I have to admit that in the 5 years since she posed that question, gravity has certainly done its job but I still clean up pretty well with the help of my arts and crafts kit (makeup) and my support system (spanx). I don't feel 52. Or at least not how I thought 52 would feel like. So it didn't really occur to me that I am definitely older than the majority of the other moms at school. They are still skinny and pert and they still put on makeup before they leave the house - even if its just to drop little Alison off at school. Okay, so I'm not one of them. I am not 30. Oh yeah.
It isn't so bad. I had three other daughters, now grown, for whom I was more age appropriate. And in fact, there are a real good handful of us late 40s/early 50s moms doing carpool. I really don't notice it. Much. No, really. It's not an issue. I mean who cares anymore? Okay, I'm lying.
The truth is, I really didn't care until recently. I really DON'T care about being 52. I am fine with that. And no, I don't look like a grandma. At least not what my grandma looked like at 52. But I really got choked about my age recently at a mother/daughter tea that was held at the school for all the girls in Grace's class.
It was a lovely event - very formal - and all the girls and their mothers dressed up and ate finger sandwiches and scones.

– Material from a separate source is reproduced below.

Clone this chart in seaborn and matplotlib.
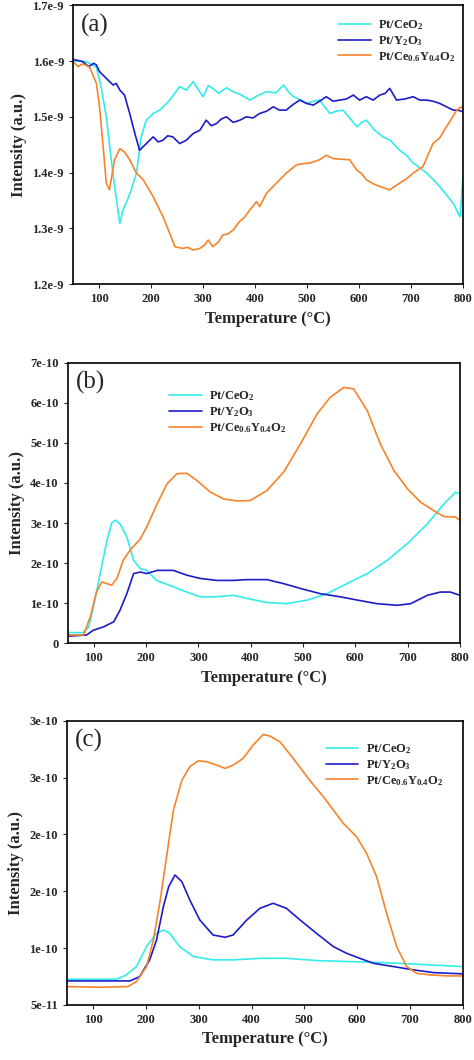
import numpy as np
import pandas as pd
import matplotlib
matplotlib.use("Agg")
import matplotlib.pyplot as plt
import matplotlib.ticker as mticker
import seaborn as sns

# ---- data ----
names = [r'Pt/CeO$_2$', r'Pt/Y$_2$O$_3$', r'Pt/Ce$_{0.6}$Y$_{0.4}$O$_2$']
colors = ["#33ecec", "#1c1cc8", "#f5842a"]

# panel (a), intensity in 1e-9
a_ceo2_x = [50, 76, 95, 104, 114, 124, 130, 140, 146, 152, 162, 172, 181, 191, 204, 217, 236, 255, 268, 281, 290, 300, 310, 319, 330, 345, 358, 372, 390, 405, 422, 440, 455, 465, 474, 486, 499, 512, 524, 534, 544, 556, 569, 582, 596, 605, 614, 630, 646, 660, 678, 690, 704, 718, 730, 742, 755, 768, 781, 794, 797, 800]
a_ceo2_y = [1.600, 1.599, 1.589, 1.554, 1.500, 1.420, 1.375, 1.309, 1.333, 1.345, 1.369, 1.399, 1.464, 1.494, 1.506, 1.512, 1.530, 1.554, 1.548, 1.563, 1.550, 1.536, 1.556, 1.551, 1.542, 1.552, 1.545, 1.540, 1.530, 1.538, 1.545, 1.543, 1.557, 1.544, 1.536, 1.531, 1.524, 1.528, 1.530, 1.518, 1.506, 1.510, 1.512, 1.498, 1.482, 1.490, 1.494, 1.476, 1.464, 1.458, 1.440, 1.432, 1.417, 1.408, 1.399, 1.388, 1.375, 1.360, 1.345, 1.321, 1.355, 1.400]
a_y2o3_x = [50, 69, 80, 90, 95, 101, 114, 127, 133, 140, 149, 159, 169, 178, 191, 204, 214, 223, 232, 242, 255, 268, 281, 294, 306, 316, 326, 335, 345, 358, 371, 383, 396, 409, 422, 435, 447, 460, 473, 486, 499, 512, 524, 537, 550, 563, 576, 589, 601, 614, 627, 640, 650, 659, 672, 688, 704, 717, 730, 742, 755, 768, 781, 790, 800]
a_y2o3_y = [1.603, 1.599, 1.590, 1.596, 1.593, 1.581, 1.569, 1.557, 1.560, 1.548, 1.539, 1.506, 1.470, 1.440, 1.452, 1.464, 1.455, 1.458, 1.466, 1.464, 1.452, 1.458, 1.470, 1.476, 1.494, 1.484, 1.488, 1.496, 1.500, 1.490, 1.494, 1.500, 1.498, 1.506, 1.510, 1.518, 1.512, 1.512, 1.522, 1.530, 1.524, 1.521, 1.528, 1.536, 1.528, 1.530, 1.532, 1.539, 1.530, 1.536, 1.530, 1.539, 1.542, 1.551, 1.530, 1.532, 1.536, 1.530, 1.530, 1.528, 1.524, 1.518, 1.512, 1.512, 1.509]
a_mix_x = [50, 60, 69, 82, 95, 101, 108, 114, 120, 130, 140, 149, 159, 172, 185, 204, 223, 236, 246, 261, 270, 281, 294, 303, 310, 319, 330, 338, 348, 358, 370, 380, 390, 403, 409, 422, 441, 460, 480, 492, 505, 524, 537, 550, 565, 582, 595, 605, 614, 627, 640, 659, 678, 690, 704, 723, 742, 755, 768, 788, 797, 800]
a_mix_y = [1.599, 1.590, 1.595, 1.589, 1.560, 1.518, 1.446, 1.381, 1.369, 1.423, 1.443, 1.437, 1.423, 1.399, 1.387, 1.357, 1.321, 1.291, 1.267, 1.264, 1.266, 1.261, 1.264, 1.270, 1.279, 1.267, 1.276, 1.288, 1.290, 1.297, 1.312, 1.320, 1.333, 1.348, 1.339, 1.363, 1.381, 1.399, 1.414, 1.416, 1.417, 1.423, 1.431, 1.425, 1.424, 1.423, 1.405, 1.398, 1.387, 1.380, 1.375, 1.369, 1.381, 1.388, 1.399, 1.411, 1.452, 1.462, 1.482, 1.512, 1.518, 1.512]

# panel (b), intensity in 1e-10
b_ceo2_x = [50, 80, 90, 99, 112, 125, 134, 141, 150, 163, 176, 189, 201, 220, 252, 278, 303, 331, 367, 393, 431, 469, 508, 546, 584, 623, 661, 700, 738, 770, 792, 800]
b_ceo2_y = [0.27, 0.27, 0.41, 0.91, 1.74, 2.57, 3.00, 3.07, 2.98, 2.65, 2.07, 1.86, 1.82, 1.57, 1.41, 1.28, 1.16, 1.16, 1.20, 1.12, 1.02, 0.99, 1.08, 1.24, 1.49, 1.74, 2.07, 2.49, 2.98, 3.48, 3.77, 3.73]
b_y2o3_x = [50, 86, 99, 118, 138, 150, 163, 176, 189, 201, 221, 252, 278, 303, 335, 367, 393, 431, 463, 495, 533, 572, 604, 642, 680, 706, 738, 763, 782, 800]
b_y2o3_y = [0.18, 0.21, 0.33, 0.41, 0.54, 0.83, 1.24, 1.74, 1.78, 1.74, 1.82, 1.82, 1.70, 1.62, 1.57, 1.57, 1.59, 1.59, 1.49, 1.37, 1.24, 1.16, 1.08, 0.99, 0.95, 0.99, 1.20, 1.28, 1.28, 1.20]
b_mix_x = [50, 80, 93, 105, 115, 125, 134, 144, 156, 169, 189, 201, 221, 240, 259, 278, 297, 323, 348, 374, 399, 431, 463, 495, 527, 552, 578, 597, 623, 648, 674, 700, 725, 750, 770, 792, 800]
b_mix_y = [0.21, 0.21, 0.66, 1.28, 1.53, 1.49, 1.45, 1.62, 2.07, 2.32, 2.61, 2.90, 3.48, 3.98, 4.23, 4.24, 4.06, 3.77, 3.60, 3.55, 3.56, 3.81, 4.27, 4.97, 5.72, 6.13, 6.38, 6.34, 5.80, 4.97, 4.31, 3.85, 3.52, 3.31, 3.16, 3.15, 3.07]

# panel (c), intensity in 1e-10
c_ceo2_x = [50, 144, 163, 182, 201, 220, 233, 245, 264, 290, 327, 365, 416, 466, 523, 586, 649, 712, 800]
c_ceo2_y = [0.726, 0.726, 0.764, 0.837, 1.013, 1.130, 1.159, 1.130, 1.013, 0.925, 0.896, 0.896, 0.910, 0.910, 0.890, 0.881, 0.872, 0.858, 0.837]
c_y2o3_x = [50, 113, 170, 188, 207, 220, 233, 243, 255, 268, 283, 302, 327, 350, 365, 391, 416, 441, 466, 492, 523, 555, 580, 605, 631, 669, 707, 745, 800]
c_y2o3_y = [0.711, 0.711, 0.711, 0.749, 0.896, 1.071, 1.365, 1.540, 1.643, 1.584, 1.423, 1.247, 1.115, 1.095, 1.115, 1.247, 1.350, 1.394, 1.350, 1.247, 1.130, 1.013, 0.954, 0.910, 0.866, 0.837, 0.808, 0.784, 0.773]
c_mix_x = [50, 113, 166, 182, 201, 214, 227, 239, 252, 268, 283, 299, 315, 334, 350, 365, 384, 403, 422, 435, 454, 479, 510, 536, 555, 574, 599, 618, 637, 656, 675, 694, 713, 738, 770, 800]
c_mix_y = [0.661, 0.655, 0.661, 0.705, 0.837, 1.071, 1.423, 1.804, 2.215, 2.478, 2.596, 2.648, 2.640, 2.610, 2.581, 2.610, 2.669, 2.786, 2.880, 2.865, 2.815, 2.669, 2.478, 2.332, 2.215, 2.097, 1.980, 1.833, 1.628, 1.306, 1.013, 0.837, 0.778, 0.764, 0.755, 0.755]

x_ticks = [100, 200, 300, 400, 500, 600, 700, 800]
a_yticks = [1.2e-9, 1.3e-9, 1.4e-9, 1.5e-9, 1.6e-9, 1.7e-9]
a_ylabels = ["1.2e-9", "1.3e-9", "1.4e-9", "1.5e-9", "1.6e-9", "1.7e-9"]
b_yticks = [0, 1e-10, 2e-10, 3e-10, 4e-10, 5e-10, 6e-10, 7e-10]
b_ylabels = ["0", "1e-10", "2e-10", "3e-10", "4e-10", "5e-10", "6e-10", "7e-10"]
c_yticks = [0.5e-10, 1.0e-10, 1.5e-10, 2.0e-10, 2.5e-10, 3.0e-10]
c_ylabels = ["5e-11", "1e-10", "2e-10", "2e-10", "3e-10", "3e-10"]

sns.set_style("white")
plt.rcParams['font.family'] = ['Liberation Serif', 'DejaVu Serif']
plt.rcParams['font.weight'] = 'bold'
plt.rcParams['mathtext.fontset'] = 'custom'
plt.rcParams['mathtext.rm'] = 'Liberation Serif:bold'
plt.rcParams['mathtext.bf'] = 'Liberation Serif:bold'
plt.rcParams['mathtext.default'] = 'rm'


def make_df(series, scale):
    frames = []
    for name, (xs, ys) in zip(names, series):
        frames.append(pd.DataFrame({"T": xs, "I": np.array(ys) * scale, "sample": name}))
    return pd.concat(frames, ignore_index=True)


fig = plt.figure(figsize=(4.74, 10.6), dpi=100)

panels = [
    dict(rect=[0.154, 0.732, 0.823, 0.263], scale=1e-9,
         series=[(a_ceo2_x, a_ceo2_y), (a_y2o3_x, a_y2o3_y), (a_mix_x, a_mix_y)],
         ylim=(1.2e-9, 1.7e-9), yt=a_yticks, yl=a_ylabels, tag="(a)",
         leg=dict(loc="upper right", bbox_to_anchor=(1.0, 0.98))),
    dict(rect=[0.143, 0.393, 0.827, 0.265], scale=1e-10,
         series=[(b_ceo2_x, b_ceo2_y), (b_y2o3_x, b_y2o3_y), (b_mix_x, b_mix_y)],
         ylim=(0, 7e-10), yt=b_yticks, yl=b_ylabels, tag="(b)",
         leg=dict(loc="upper left", bbox_to_anchor=(0.24, 0.93))),
    dict(rect=[0.141, 0.052, 0.835, 0.268], scale=1e-10,
         series=[(c_ceo2_x, c_ceo2_y), (c_y2o3_x, c_y2o3_y), (c_mix_x, c_mix_y)],
         ylim=(0.5e-10, 3.0e-10), yt=c_yticks, yl=c_ylabels, tag="(c)",
         leg=dict(loc="upper right", bbox_to_anchor=(0.97, 0.95))),
]

for p in panels:
    ax = fig.add_axes(p["rect"])
    df = make_df(p["series"], p["scale"])
    sns.lineplot(data=df, x="T", y="I", hue="sample", palette=colors,
                 estimator=None, linewidth=1.2, ax=ax)
    ax.set_xlim(50, 800)
    ax.set_ylim(*p["ylim"])
    ax.xaxis.set_major_locator(mticker.FixedLocator(x_ticks))
    ax.set_xticklabels([str(t) for t in x_ticks])
    ax.yaxis.set_major_locator(mticker.FixedLocator(p["yt"]))
    ax.set_yticklabels(p["yl"])
    ax.tick_params(labelsize=9, length=3, direction="out", left=True, bottom=True)
    for lab in ax.get_xticklabels() + ax.get_yticklabels():
        lab.set_fontweight("bold")
    for s in ax.spines.values():
        s.set_color("black")
        s.set_linewidth(1.2)
    ax.set_xlabel("Temperature (\u00b0C)", fontsize=12, fontweight="bold")
    ax.set_ylabel("Intensity (a.u.)", fontsize=12, fontweight="bold")
    ax.text(0.02, 0.97, p["tag"], transform=ax.transAxes, fontsize=18,
            fontweight="normal", va="top", ha="left")
    handles, labels = ax.get_legend_handles_labels()
    ax.legend(handles, labels, frameon=False, fontsize=9, handlelength=2.6,
              labelspacing=0.15, handletextpad=0.6, borderaxespad=0.2, **p["leg"])

plt.savefig("out.png", dpi=100)
plt.close()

And then, we talked about "becoming a woman". And we watched a little film. And we talked about our bodies. And mostly, we talked about periods. And my Grace was mesmerized. We had covered all this at home before but here, in this setting, she was so enthralled to learn that she was on the precipice.
I remembered well, at the age of 10, sitting in the bathroom with Debbie Gobel talking about body hair and training bras and periods and I, like Grace, could not wait for nature to take its course. But Grace probably has a few years to wait still, just as I did. And that was when it hit me. When Grace does get her period, I likely will have stopped mine. This single fact made me suddenly feel chasms away from by beautiful young girl. She with the first signs that her womanly body is coming to life, me with the signs that my body is slowing down. And I looked at all the younger moms and knew that this was not going to be the case for them. And it made me sad. Look, its only menopause. And how sick am I of having periods? Very. But it is the one thing that feels unfortunate to me. That we will not share any of this unique and mysterious experience at the same time. And I did. I felt old. For the first time.
All the girls were given a little bag of goodies as we left. In them there were lotions and deodorant and shampoo and the highly coveted "pads". They were told to put the pads in their purses so that they could be ready when "it" happened, and Grace now carries one with her. It will probably disintegrate before she has a chance to use it, and it is not likely that I'll be carrying when she needs it.
But I will be there. And I will buy her her first bottle of Midol.